> **Data provided**:

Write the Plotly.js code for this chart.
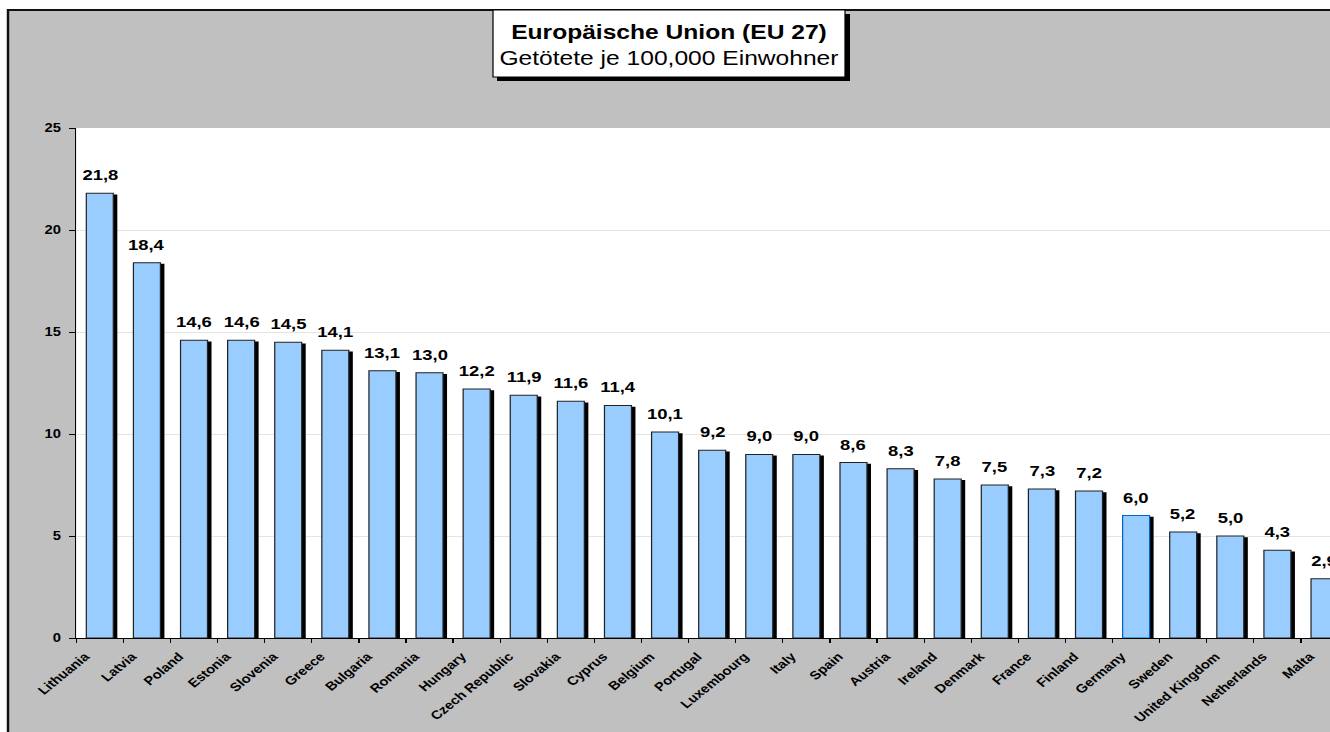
<!DOCTYPE html>
<html><head><meta charset="utf-8">
<script src="https://cdn.plot.ly/plotly-3.0.1.min.js"></script>
<style>
html,body{margin:0;padding:0;overflow:hidden;background:#fff;width:1330px;height:732px}
#wrap{width:1330px;height:732px;overflow:hidden;position:relative}
#chart{transform:scaleX(1.23);transform-origin:0 0;position:absolute;left:0;top:0}
</style></head><body><div id="wrap"><div id="chart"></div></div>
<script>
const countries = ["Lithuania","Latvia","Poland","Estonia","Slovenia","Greece","Bulgaria","Romania","Hungary","Czech Republic","Slovakia","Cyprus","Belgium","Portugal","Luxembourg","Italy","Spain","Austria","Ireland","Denmark","France","Finland","Germany","Sweden","United Kingdom","Netherlands","Malta"];
const values = [21.8,18.4,14.6,14.6,14.5,14.1,13.1,13.0,12.2,11.9,11.6,11.4,10.1,9.2,9.0,9.0,8.6,8.3,7.8,7.5,7.3,7.2,6.0,5.2,5.0,4.3,2.9];
const valueLabels = values.map(v => v.toFixed(1).replace('.', ','));
const yTicks = [0,5,10,15,20,25];
const titleLine1 = "Europäische Union (EU 27)";
const titleLine2 = "Getötete je 100,000 Einwohner";
const highlighted = "Germany";

const S = 1.23;
const W = 1110, H = 732;
const M = {l:62, r:14, t:128, b:94};
const plotW = W - M.l - M.r;
const plotH = H - M.t - M.b;
const px2x = px => (px/S - M.l)/plotW;
const py2y = py => (H - M.b - py)/plotH;

const FONT = "Liberation Sans, Arial, sans-serif";
const BW = 0.573, SH = 0.085;

const shadow = {
  type:'bar', x:countries, y:values, base:-0.06,
  width:BW, offset:-BW/2 + SH,
  marker:{color:'#000000', line:{width:0}},
  hoverinfo:'skip', showlegend:false
};
const main = {
  type:'bar', x:countries, y:values,
  width:BW, offset:-BW/2,
  marker:{color:'#99CCFF', line:{width:1, color:countries.map(c => c===highlighted ? '#0066CC' : '#222222')}},
  hoverinfo:'skip', showlegend:false
};

const annotations = countries.map((c,i) => ({
  x:c, y:values[i], xref:'x', yref:'y', text:valueLabels[i], showarrow:false,
  yanchor:'bottom', yshift:8, font:{family:FONT, size:15, color:'#000', weight:'bold'}
}));
annotations.push({
  xref:'paper', yref:'paper', x:px2x(669), y:py2y(45), xanchor:'center', yanchor:'middle',
  showarrow:false, text:'<b>'+titleLine1+'</b><br>'+titleLine2,
  font:{family:FONT, size:20, color:'#000'}
});

const shapes = [
  {type:'rect', xref:'paper', yref:'paper', layer:'below', x0:px2x(8), x1:px2x(1500), y0:py2y(10), y1:py2y(900),
   fillcolor:'#C0C0C0', line:{color:'#111', width:2}},
  {type:'rect', xref:'paper', yref:'paper', layer:'below', x0:0, x1:1, y0:0, y1:1,
   fillcolor:'#FFFFFF', line:{width:0}},
  {type:'rect', xref:'paper', yref:'paper', layer:'above', x0:px2x(497), x1:px2x(850), y0:py2y(14), y1:py2y(81),
   fillcolor:'#000', line:{width:0}},
  {type:'rect', xref:'paper', yref:'paper', layer:'above', x0:px2x(493), x1:px2x(845), y0:py2y(10), y1:py2y(77),
   fillcolor:'#FFF', line:{color:'#000', width:1}}
];

const layout = {
  width:W, height:H, margin:M,
  paper_bgcolor:'rgba(0,0,0,0)', plot_bgcolor:'rgba(0,0,0,0)',
  barmode:'overlay', showlegend:false,
  xaxis:{type:'category', range:[-0.5, countries.length-0.5], tickson:'boundaries',
    ticks:'outside', ticklen:4, tickcolor:'#000', tickwidth:1, tickangle:-45,
    ticklabelshift:-12, ticklabelstandoff:6,
    tickfont:{family:FONT, size:12, color:'#000', weight:'bold'},
    showline:true, linecolor:'#000', linewidth:1, showgrid:false, fixedrange:true},
  yaxis:{range:[0,25], tickvals:yTicks, ticks:'outside', ticklen:5, tickcolor:'#000',
    tickfont:{family:FONT, size:12, color:'#000', weight:'bold'}, ticklabelstandoff:4,
    showline:true, linecolor:'#000', linewidth:1, showgrid:true, gridcolor:'#E4E4E4', gridwidth:1,
    zeroline:false, fixedrange:true},
  annotations, shapes
};

Plotly.newPlot('chart', [shadow, main], layout, {staticPlot:true, displayModeBar:false});
</script></body></html>
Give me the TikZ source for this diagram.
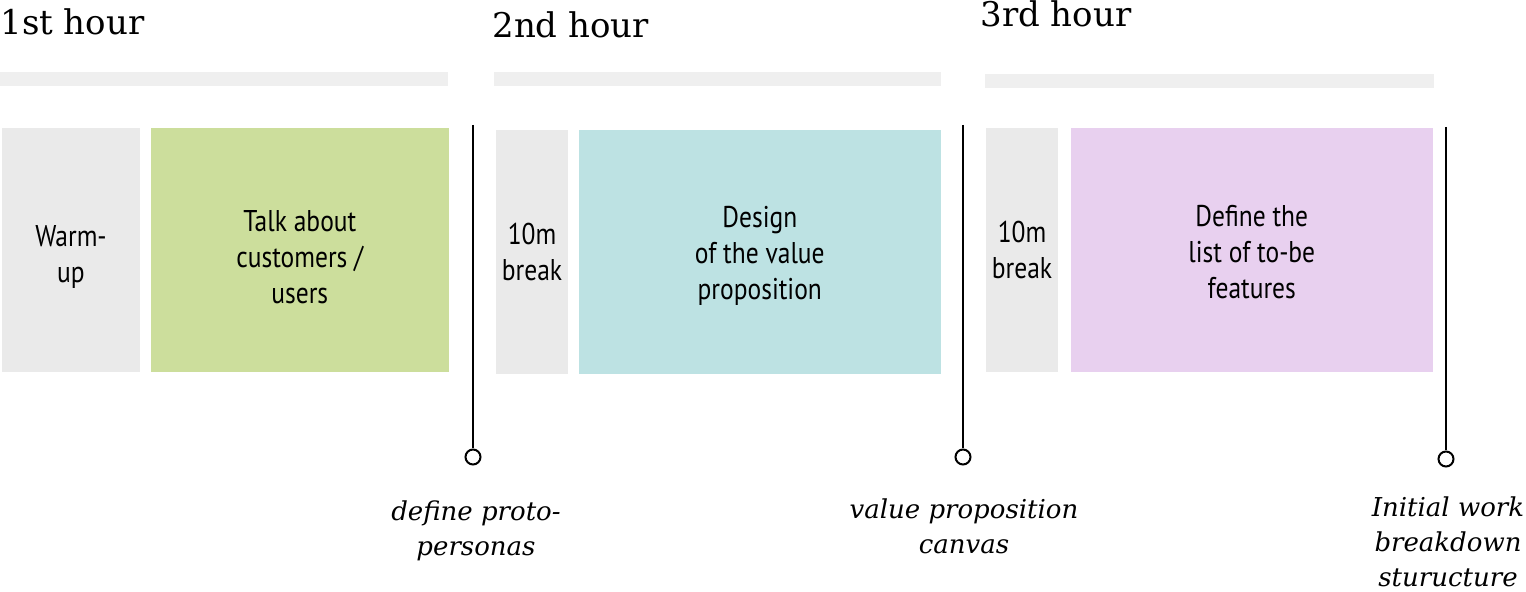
\documentclass[tikz,border=0pt]{standalone}
\usepackage{fontspec}
\newfontfamily\headfont{DejaVu Serif}
\newfontfamily\boxfont[FakeStretch=0.85]{PT Sans}
\usetikzlibrary{
    positioning                       % right=of, below=of
}
\definecolor{bar_grey}{HTML}{EFEFEF}
\definecolor{slot_grey}{HTML}{EAEAEA}
\definecolor{talk_green}{HTML}{CCDE9C}
\definecolor{design_teal}{HTML}{BDE2E3}
\definecolor{feature_lilac}{HTML}{E8D0EF}
\tikzset{
    slot/.style={
        rectangle, inner sep=0pt,
        minimum height=122pt
    },
    slottext/.style={
        inner sep=0pt,
        align=center,
        font=\boxfont\fontsize{15}{18}\selectfont
    },
    hourbar/.style={
        fill=bar_grey
    },
    heading/.style={
        anchor=base west, inner sep=0pt,
        font=\headfont\fontsize{17}{20}\selectfont
    },
    msline/.style={
        line width=1pt
    },
    msdot/.style={
        circle, draw, line width=1pt, fill=white,
        minimum size=7.5pt, inner sep=0pt
    },
    note/.style={
        anchor=north, inner sep=0pt, align=center,
        font=\headfont\itshape\fontsize{13}{17.5}\selectfont
    }
}

\begin{document}
\begin{tikzpicture}[x=0.5pt, y=-0.5pt, node distance=5pt]

    \useasboundingbox (0,0) rectangle (1526,592);

    % --- Titulos de cada hora ---
    \node[heading] (h1) at (0,35)   {1st hour};
    \node[heading] (h2) at (492,38) {2nd hour};
    \node[heading] (h3) at (980,27) {3rd hour};

    \fill[hourbar] (0,72)   rectangle (448,86);
    \fill[hourbar] (494,72) rectangle (941,86);
    \fill[hourbar] (985,74) rectangle (1434,88);

    % --- Primera hora ---
    \node[slot, fill=slot_grey, minimum width=69pt] (warmup) at (71,250) {};
    \node[slot, fill=talk_green, minimum width=149pt, right=of warmup] (talk) {};
    \node[slottext, yshift=-3.5pt] (warmup_txt) at (warmup) {Warm-\\up};
    \node[slottext, yshift=-3.5pt] (talk_txt)   at (talk)   {Talk about\\customers /\\users};

    % --- Segunda hora ---
    \node[slot, fill=slot_grey, minimum width=36pt] (brk2) at (532,252) {};
    \node[slot, fill=design_teal, minimum width=181pt, right=of brk2] (design) {};
    \node[slottext] (brk2_txt)   at (brk2)   {10m\\break};
    \node[slottext, yshift=-2pt] (design_txt) at (design) {Design\\of the value\\proposition};

    % --- Tercera hora ---
    \node[slot, fill=slot_grey, minimum width=36pt] (brk3) at (1022,250) {};
    \node[slot, fill=feature_lilac, minimum width=181pt, right=6pt of brk3] (features) {};
    \node[slottext] (brk3_txt)     at (brk3)     {10m\\break};
    \node[slottext, yshift=-1pt] (features_txt) at (features) {Define the\\list of to-be\\features};

    % --- Hitos ---
    \coordinate (t1) at (473,125);
    \coordinate (t2) at (963,125);
    \coordinate (t3) at (1446,127);
    \node[msdot] (m1) at (473,457)  {};
    \node[msdot] (m2) at (963,457)  {};
    \node[msdot] (m3) at (1446,459) {};

    \foreach \i in {1,2,3} {
        \draw[msline] (t\i) -- (m\i);
    }

    \node[note] (n1) at (476,500)  {define proto-\\personas};
    \node[note] (n2) at (964,498)  {value proposition\\canvas};
    \node[note] (n3) at (1448,496) {Initial work\\breakdown\\sturucture};

\end{tikzpicture}
\end{document}
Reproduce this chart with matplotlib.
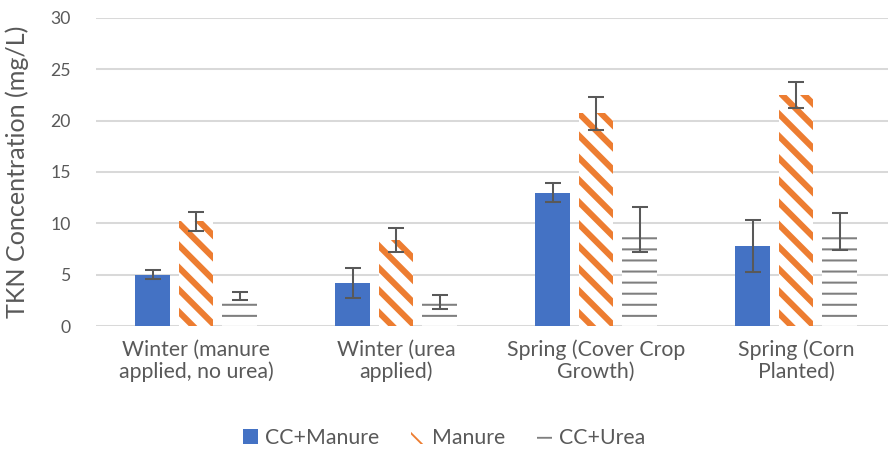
import numpy as np
import matplotlib
matplotlib.use('Agg')
import matplotlib.pyplot as plt
from matplotlib.patches import Patch

# TKN concentration by season and treatment
seasons = ['Winter (manure\napplied, no urea)', 'Winter (urea\napplied)',
           'Spring (Cover Crop\nGrowth)', 'Spring (Corn\nPlanted)']
cc_manure = [5.0, 4.2, 13.0, 7.8]
cc_manure_err = [0.45, 1.45, 0.9, 2.5]
manure = [10.2, 8.35, 20.7, 22.5]
manure_err = [0.9, 1.15, 1.6, 1.3]
cc_urea = [2.9, 2.35, 9.4, 9.25]
cc_urea_err = [0.4, 0.65, 2.2, 1.8]

DPI = 888 / 6.66
plt.rcParams['font.family'] = ['Lato', 'DejaVu Sans']
text_col = '#595959'
blue = '#4472C4'
orange = '#ED7D31'
gray = '#7F7F7F'

fig = plt.figure(figsize=(6.66, 3.375), dpi=DPI)
ax = fig.add_axes([96 / 888, 1 - 326 / 450, 800 / 888, 308 / 450])

x = np.arange(len(seasons))
w = 0.1725
off = 0.2175

ax.bar(x - off, cc_manure, w, color=blue, zorder=2)

with plt.rc_context({'hatch.linewidth': 3.3}):
    b2 = ax.bar(x, manure, w, facecolor='white', edgecolor=orange,
                linewidth=0, hatch='\\\\', zorder=2)
for p in b2:
    if hasattr(p, 'set_hatch_linewidth'):
        p.set_hatch_linewidth(3.3)

with plt.rc_context({'hatch.linewidth': 1.1}):
    b3 = ax.bar(x + off, cc_urea, w, facecolor='white', edgecolor=gray,
                linewidth=0, hatch='--', zorder=2)
for p in b3:
    if hasattr(p, 'set_hatch_linewidth'):
        p.set_hatch_linewidth(1.1)

for pos, vals, errs in [(x - off, cc_manure, cc_manure_err),
                        (x, manure, manure_err),
                        (x + off, cc_urea, cc_urea_err)]:
    ax.errorbar(pos, vals, yerr=errs, fmt='none', ecolor=text_col,
                elinewidth=1.1, capsize=4.3, capthick=1.1, zorder=3)

ax.set_xlim(-0.5, 3.5)
ax.set_ylim(0, 30)
ax.set_yticks(range(0, 31, 5))
ax.yaxis.grid(True, color='#D9D9D9', linewidth=1.1, zorder=0)
ax.set_axisbelow(True)
for s in ax.spines.values():
    s.set_visible(False)
ax.tick_params(axis='both', length=0, colors=text_col)
ax.tick_params(axis='y', pad=13.5, labelsize=9.5)
ax.tick_params(axis='x', pad=7.5, labelsize=11.5)
ax.set_xticks(x)
ax.set_xticklabels(seasons, linespacing=1.1)
ax.set_ylabel('TKN Concentration (mg/L)', fontsize=13.6, color=text_col)
ax.yaxis.set_label_coords(-0.084, 0.5)

handles = [Patch(facecolor=blue),
           Patch(facecolor='white', edgecolor=orange, linewidth=0, hatch='\\\\'),
           Patch(facecolor='white', edgecolor=gray, linewidth=0, hatch='--')]
fig.legend(handles, ['CC+Manure', 'Manure', 'CC+Urea'], loc='center',
           bbox_to_anchor=(0.5, 1 - 438 / 450), ncol=3, frameon=False,
           fontsize=11.5, labelcolor=text_col, handlelength=0.7,
           handleheight=0.7, handletextpad=0.3, columnspacing=1.5)

fig.savefig('out.png', dpi=DPI)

> **Task requirements**: Make an exact copy of the lines from the one that contains "Reproduce this chart with matplotlib." through the one that contains "off = 0.2175", both included, and no other lines. Pictures are skipped.

> **Solution**:
Reproduce this chart with matplotlib.
import numpy as np
import matplotlib
matplotlib.use('Agg')
import matplotlib.pyplot as plt
from matplotlib.patches import Patch

# TKN concentration by season and treatment
seasons = ['Winter (manure\napplied, no urea)', 'Winter (urea\napplied)',
           'Spring (Cover Crop\nGrowth)', 'Spring (Corn\nPlanted)']
cc_manure = [5.0, 4.2, 13.0, 7.8]
cc_manure_err = [0.45, 1.45, 0.9, 2.5]
manure = [10.2, 8.35, 20.7, 22.5]
manure_err = [0.9, 1.15, 1.6, 1.3]
cc_urea = [2.9, 2.35, 9.4, 9.25]
cc_urea_err = [0.4, 0.65, 2.2, 1.8]

DPI = 888 / 6.66
plt.rcParams['font.family'] = ['Lato', 'DejaVu Sans']
text_col = '#595959'
blue = '#4472C4'
orange = '#ED7D31'
gray = '#7F7F7F'

fig = plt.figure(figsize=(6.66, 3.375), dpi=DPI)
ax = fig.add_axes([96 / 888, 1 - 326 / 450, 800 / 888, 308 / 450])

x = np.arange(len(seasons))
w = 0.1725
off = 0.2175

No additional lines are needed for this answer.